## INSTRUCTIONS TO FOLLOW:
Search the data below for the word "diagram" and copy each line that holds it.

## INPUT FOR THIS TASK:
::::::::
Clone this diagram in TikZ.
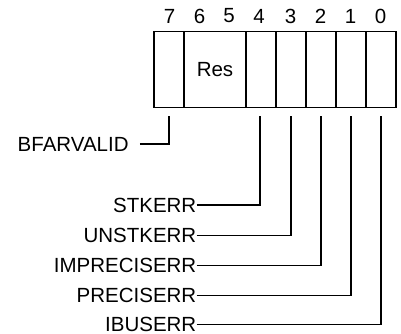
\documentclass[tikz,border=0pt]{standalone}
\usepackage{fontspec}
\setmainfont{Liberation Sans}
\begin{document}
\begin{tikzpicture}[x=1pt,y=-1pt,
  cell/.style={draw, line width=1.8pt, minimum height=76pt, minimum width=30pt, inner sep=0pt, font=\fontsize{20.5}{22}\selectfont},
  bitnum/.style={inner sep=0pt, font=\fontsize{20.5}{22}\selectfont},
  lbl/.style={inner sep=0pt, anchor=east, font=\fontsize{20.5}{22}\selectfont},
  conn/.style={line width=1.2pt}]
\useasboundingbox (0,0) rectangle (401,334);
% register cells
\node[cell] (c7) at (169,69.6) {};
\node[cell, minimum width=62pt] (cres) at (215,69.6) {Res};
\node[cell] (c4) at (261,69.6) {};
\node[cell] (c3) at (291,69.6) {};
\node[cell] (c2) at (321,69.6) {};
\node[cell] (c1) at (351,69.6) {};
\node[cell] (c0) at (381,69.6) {};
% bit numbers
\node[bitnum] (n7) at (169.5,16) {7};
\node[bitnum] (n6) at (199.5,16) {6};
\node[bitnum] (n5) at (229,16) {5};
\node[bitnum] (n4) at (259,16) {4};
\node[bitnum] (n3) at (290.5,16) {3};
\node[bitnum] (n2) at (320.5,16) {2};
\node[bitnum] (n1) at (350.5,16) {1};
\node[bitnum] (n0) at (380.5,16) {0};
% connector ends
\coordinate (e7) at ([yshift=-7.5pt]c7.south);
\coordinate (e4) at ([yshift=-7.5pt,xshift=-1pt]c4.south);
\coordinate (e3) at ([yshift=-7.5pt]c3.south);
\coordinate (e2) at ([yshift=-7.5pt]c2.south);
\coordinate (e1) at ([yshift=-7.5pt]c1.south);
\coordinate (e0) at ([yshift=-7.5pt]c0.south);
% labels
\node[lbl] (lbf) at (128.8,144) {BFARVALID};
\node[lbl] (lstk) at (196.5,205) {STKERR};
\node[lbl] (lunstk) at (196.5,235.7) {UNSTKERR};
\node[lbl] (limp) at (196.5,265.7) {IMPRECISERR};
\node[lbl] (lpre) at (196.5,295.7) {PRECISERR};
\node[lbl] (libus) at (196.5,324.5) {IBUSERR};
% connectors
\draw[conn] ([xshift=11pt]lbf.east) -| (e7);
\draw[conn] (lstk.east) -| (e4);
\draw[conn] (lunstk.east) -| (e3);
\draw[conn] (limp.east) -| (e2);
\draw[conn] (lpre.east) -| (e1);
\draw[conn] (libus.east) -| (e0);
\end{tikzpicture}
\end{document}
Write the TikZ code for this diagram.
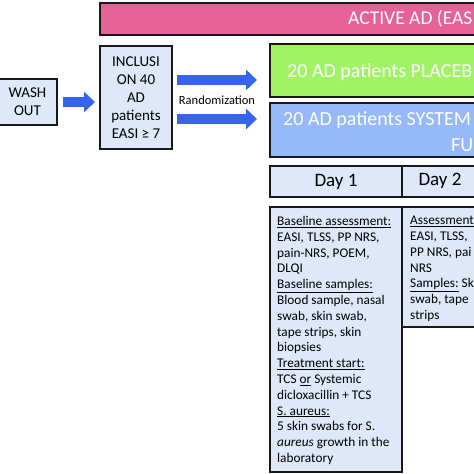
\documentclass[tikz,border=0pt]{standalone}
\usepackage{fontspec}
\setmainfont{Carlito}
\usetikzlibrary{arrows.meta}
\definecolor{pinkbar}{RGB}{230,98,150}
\definecolor{greenbar}{RGB}{160,244,100}
\definecolor{bluebar}{RGB}{150,185,250}
\definecolor{paleblue}{RGB}{222,232,248}
\definecolor{arrowblue}{RGB}{55,100,238}
\definecolor{edge}{RGB}{25,25,25}
\begin{document}
\begin{tikzpicture}[x=1pt,y=-1pt,
  box/.style={draw=edge,line width=1.6pt,inner sep=0pt,outer sep=0pt,anchor=north west},
  barrow/.style={draw=arrowblue,line width=10pt,-{Triangle[length=11pt,width=20pt]}},
  bigtxt/.style={text=white,font=\fontsize{20}{24}\selectfont,anchor=west,inner sep=0pt},
  bodytxt/.style={anchor=north west,inner sep=0pt,align=left,font=\fontsize{13.3}{15.8}\selectfont},
]
\useasboundingbox (0,0) rectangle (474,474);
\clip (0,0) rectangle (474,474);

% top bar
\node[box,fill=pinkbar,minimum width=390pt,minimum height=32pt] (active) at (100,3) {};
\node[bigtxt,font=\fontsize{19.5}{24}\selectfont] (activet) at (348,19) {ACTIVE AD (EAS};

% wash out and inclusion
\node[box,fill=paleblue,minimum width=59pt,minimum height=46pt,align=center,
      font=\fontsize{15}{18}\selectfont] (wash) at (-2,79) {WASH\\OUT};
\node[box,fill=paleblue,minimum width=72pt,minimum height=103pt,align=center,
      font=\fontsize{15}{18}\selectfont] (incl) at (100,46) {INCLUSI\\ON 40\\AD\\patients\\EASI ≥ 7};

% treatment groups
\node[box,fill=greenbar,minimum width=220pt,minimum height=53pt] (green) at (270,44) {};
\node[bigtxt] (greent) at (287,72) {20 AD patients PLACEB};
\node[box,fill=bluebar,minimum width=220pt,minimum height=54pt] (blue) at (270,103) {};
\node[bigtxt] (bluet1) at (283,120) {20 AD patients SYSTEM};
\node[bigtxt] (bluet2) at (451,145) {FU};

% arrows
\draw[barrow,shorten <=6pt,shorten >=5pt] (wash.east |- 0,102) -- (incl.west |- 0,102);
\draw[barrow,shorten <=5pt,shorten >=13pt] (incl.east |- 0,80) -- (green.west |- 0,80);
\draw[barrow,shorten <=5pt,shorten >=13pt] (incl.east |- 0,119) -- (blue.west |- 0,119);
\node[font=\fontsize{12.5}{14}\selectfont,inner sep=0pt] (rand) at (217,100) {Randomization};

% day headers
\node[box,fill=paleblue,minimum width=132pt,minimum height=31pt,
      font=\fontsize{19}{22}\selectfont] (day1) at (270,166) {Day 1};
\node[box,fill=paleblue,minimum width=80pt,minimum height=31pt] (day2) at (402,166) {};
\node[font=\fontsize{19}{22}\selectfont,inner sep=0pt] (day2t) at (440,181) {Day 2};

% day contents
\node[box,fill=paleblue,minimum width=132pt,minimum height=265pt] (c1) at (270,207) {};
\node[box,fill=paleblue,minimum width=80pt,minimum height=120pt] (c2) at (402,207) {};

\node[bodytxt] (t1) at (277,216) {\underline{Baseline assessment:}\\
EASI, TLSS, PP NRS,\\
pain-NRS, POEM,\\
DLQI\\
\underline{Baseline samples:}\\
Blood sample, nasal\\
swab, skin swab,\\
tape strips, skin\\
biopsies\\
\underline{Treatment start:}\\
TCS \underline{or} Systemic\\
dicloxacillin + TCS\\
\underline{S. aureus:}\\
5 skin swabs for S.\\
\textit{aureus} growth in the\\
laboratory};

\node[bodytxt] (t2) at (410,216) {\underline{Assessment}\\
EASI, TLSS,\\
PP NRS, pai\\
NRS\\
\underline{Samples:} Sk\\
swab, tape\\
strips};
\end{tikzpicture}
\end{document}
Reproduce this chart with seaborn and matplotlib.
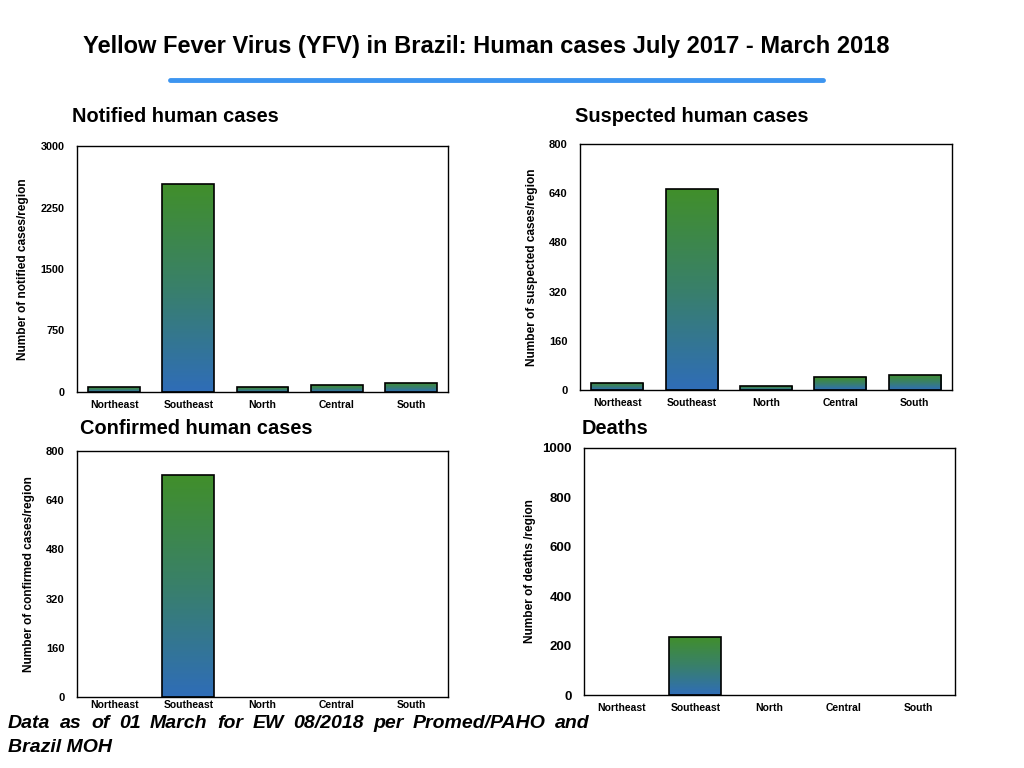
import numpy as np
import pandas as pd
import matplotlib
matplotlib.use("Agg")
import matplotlib.pyplot as plt
from matplotlib.colors import LinearSegmentedColormap
import seaborn as sns

regions = ["Northeast", "Southeast", "North", "Central", "South"]
notified = [55, 2540, 60, 85, 115]
suspected = [23, 654, 13, 42, 49]
confirmed = [0, 722, 0, 0, 0]
deaths = [0, 235, 0, 0, 0]

sns.set_theme(style="white")
plt.rcParams['font.family'] = ['Liberation Sans', 'DejaVu Sans']
plt.rcParams['text.color'] = 'black'
plt.rcParams['axes.labelcolor'] = 'black'
plt.rcParams['xtick.color'] = 'black'
plt.rcParams['ytick.color'] = 'black'

fig = plt.figure(figsize=(10.24, 7.68), dpi=100)
W, H = 1024, 768

def ax_at(l, t, r, b):
    return fig.add_axes([l / W, 1 - b / H, (r - l) / W, (b - t) / H])

cmap = LinearSegmentedColormap.from_list("g", ["#2f6db8", "#39806a", "#418f2a"])
grad = np.linspace(0, 1, 256).reshape(-1, 1)

panels = [
    (ax_at(77, 146, 448, 392), notified, 3000, [0, 750, 1500, 2250, 3000],
     "Number of notified cases/region", "Notified human cases", 7.8, 8, 6),
    (ax_at(580, 144, 952, 390), suspected, 800, [0, 160, 320, 480, 640, 800],
     "Number of suspected cases/region", "Suspected human cases", 8, 8, 6),
    (ax_at(77, 451, 448, 697), confirmed, 800, [0, 160, 320, 480, 640, 800],
     "Number of confirmed cases/region", "Confirmed human cases", 8, 8, 2.5),
    (ax_at(584, 448, 955, 695), deaths, 1000, [0, 200, 400, 600, 800, 1000],
     "Number of deaths /region", "Deaths", 9.5, 4, 6),
]

title_pos = [(72, 116), (575, 116), (80, 428), (582, 428)]

for (ax, vals, ymax, ticks, ylab, ttl, ytfs, lpad, xpad), (tx, ty) in zip(panels, title_pos):
    df = pd.DataFrame({"region": regions, "value": vals})
    sns.barplot(data=df, x="region", y="value", ax=ax, width=0.7,
                color="#3a7f6a", edgecolor="black", linewidth=1.2, saturation=1)
    ax.set_ylim(0, ymax)
    ax.set_xlim(-0.5, 4.5)
    ax.set_yticks(ticks)
    ax.set_yticklabels([str(t) for t in ticks], fontsize=ytfs, fontweight="bold")
    ax.set_xticks(range(5))
    ax.set_xticklabels(regions, fontsize=7.5, fontweight="bold")
    ax.set_xlabel("")
    ax.set_ylabel(ylab, fontsize=8.6, fontweight="bold", labelpad=lpad)
    ax.tick_params(axis="y", length=0, pad=9)
    ax.tick_params(axis="x", length=0, pad=xpad)
    for s in ax.spines.values():
        s.set_visible(True)
        s.set_color("black")
        s.set_linewidth(1.0)
    for p in ax.patches:
        x0, y0 = p.get_x(), p.get_y()
        w, h = p.get_width(), p.get_height()
        if h <= 0:
            p.set_visible(False)
            continue
        p.set_facecolor("none")
        im = ax.imshow(grad, cmap=cmap, origin="lower", aspect="auto",
                       extent=[x0, x0 + w, y0, y0 + h], zorder=p.get_zorder() - 0.1,
                       interpolation="bilinear")
        im.set_clip_path(p)
    ax.set_xlim(-0.5, 4.5)
    ax.set_ylim(0, ymax)
    fig.text(tx / W, 1 - ty / H, ttl, fontsize=14.4, fontweight="bold",
             ha="left", va="center")

fig.text(486 / W, 1 - 46 / H,
         "Yellow Fever Virus (YFV) in Brazil: Human cases July 2017 - March 2018",
         fontsize=17, fontweight="bold", ha="center", va="center")
fig.add_artist(plt.Line2D([170 / W, 823 / W], [1 - 80 / H, 1 - 80 / H],
                          color="#3d95f0", linewidth=3.5, transform=fig.transFigure))

# justified footer line
line1 = "Data as of 01 March for EW 08/2018 per Promed/PAHO and".split(" ")
fkw = dict(fontsize=14, fontweight="bold", fontstyle="italic", va="center")
fig.canvas.draw()
renderer = fig.canvas.get_renderer()
left, right = 8, 590
words = [fig.text(0, 1 - 723 / H, w, ha="left", **fkw) for w in line1]
widths = [t.get_window_extent(renderer).width for t in words]
gap = (right - left - sum(widths)) / (len(words) - 1)
x = left
for t, wdt in zip(words, widths):
    t.set_x(x / W)
    x += wdt + gap
fig.text(left / W, 1 - 747 / H, "Brazil MOH", ha="left", **fkw)

fig.savefig("out.png", dpi=100)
::::::::
## FULL RESPONSE:
Clone this diagram in TikZ.
Write the TikZ code for this diagram.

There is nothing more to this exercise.